The switch can pick any core at any time, so instructions from different cores freely interleave in the global order. What it cannot do is violate a single core's program order. P0's stores and loads must appear in the global sequence in the same order they appear in P0's program, and likewise for every other core.
x86 Total Store Order (x86-TSO)
Total Store Order enforces W→W, R→R, and R→W, but relaxes W→R. This means a write sitting in the store buffer can be bypassed by a subsequent read to a different address, so the core reads from its cache while the write has not committed yet. Once a write does reach L1, invalidations are broadcast to all other cores and processed promptly, so while a write may be delayed in the store buffer, once it lands, all cores observe it at the same time.

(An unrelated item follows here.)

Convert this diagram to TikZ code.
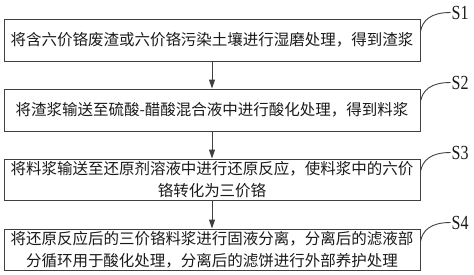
\documentclass[tikz,border=0pt]{standalone}
\usepackage{fontspec}
\setmainfont{Liberation Serif}
\newfontfamily\cjk{Noto Sans CJK SC}
\usetikzlibrary{arrows.meta}
\definecolor{linec}{HTML}{404040}
\definecolor{textc}{HTML}{1A1A1A}
\tikzset{
  stepbox/.style={draw=linec, line width=1pt, minimum width=416pt, inner xsep=4pt, inner ysep=0pt,
    text width=408pt, align=center,
    text=textc, font=\cjk\fontsize{15.5}{21.5}\selectfont},
  flowarrow/.style={draw=linec, line width=1pt, -{Triangle[length=9pt,width=6pt]}},
  leader/.style={draw=linec, line width=0.9pt},
  steplabel/.style={anchor=west, inner sep=0pt, text=textc, font=\fontsize{20}{20}\selectfont}
}
\begin{document}
\begin{tikzpicture}[x=1pt,y=-1pt]
\useasboundingbox (0,0) rectangle (474,274);
\node[stepbox, minimum height=42pt] (b1) at (212,40) {将含六价铬废渣或六价铬污染土壤进行湿磨处理，得到渣浆};
\node[stepbox, minimum height=42pt] (b2) at (212,110) {将渣浆输送至硫酸-醋酸混合液中进行酸化处理，得到料浆};
\node[stepbox, minimum height=41pt] (b3) at (212,179.5) {将料浆输送至还原剂溶液中进行还原反应，使料浆中的六价\\铬转化为三价铬};
\node[stepbox, minimum height=41pt] (b4) at (212,249.5) {将还原反应后的三价铬料浆进行固液分离，分离后的滤液部\\分循环用于酸化处理，分离后的滤饼进行外部养护处理};
\draw[flowarrow] (b1.south) -- (b2.north);
\draw[flowarrow] (b2.south) -- (b3.north);
\draw[flowarrow] (b3.south) -- (b4.north);
\foreach \b/\s in {b1/S1,b2/S2,b3/S3,b4/S4}{
  \coordinate (\b c) at ([xshift=30pt,yshift=6pt]\b.north east);
  \node[steplabel] (\b l) at ([xshift=1pt]\b c) {\scalebox{0.8}[1]{\s}};
  \draw[leader] ([yshift=-13pt]\b.north east) .. controls ([xshift=2pt,yshift=-2pt]\b.north east) and ([xshift=10pt,yshift=6pt]\b.north east) .. (\b c);
}
\end{tikzpicture}
\end{document}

There is a single coherent global order of writes that every core agrees on. TSO is strict enough that most concurrent code works correctly on x86 without explicit memory fences.
ARM Relaxed Memory Model
Can relax all four orderings, making it the weakest common model. Cores can observe writes from other cores in a different order than they occurred, and even two cores can disagree on the order in which writes became visible. Correct concurrent code on ARM requires explicit memory fences at every synchronization point.
Memory Fences
A memory fence (a.k.a memory barrier) is an instruction that forces the CPU to flush one or both buffers before continuing:
- Store fence: drain the write buffer so all pending writes reach L1 (and invalidates are sent) before any subsequent stores.
- Load fence: drain the invalidation queue so all pending invalidations are acknowledged before any subsequent loads.
- Full fence: both.
| Store fence | Load fence | Full fence | |
|---|---|---|---|
| x86-64 | sfence |
lfence |
mfence |
| ARM | dmb st |
dmb ld |
dmb |
However, memory fences are notoriously expensive, costing hundreds of CPU cycles, and are fairly tricky to use.
This is why concurrent programming requires atomics, mutexes, and memory ordering annotations even on hardware with full MESI coherency. MESI guarantees the right value will eventually be visible, but without explicit fences, there is no guarantee about when.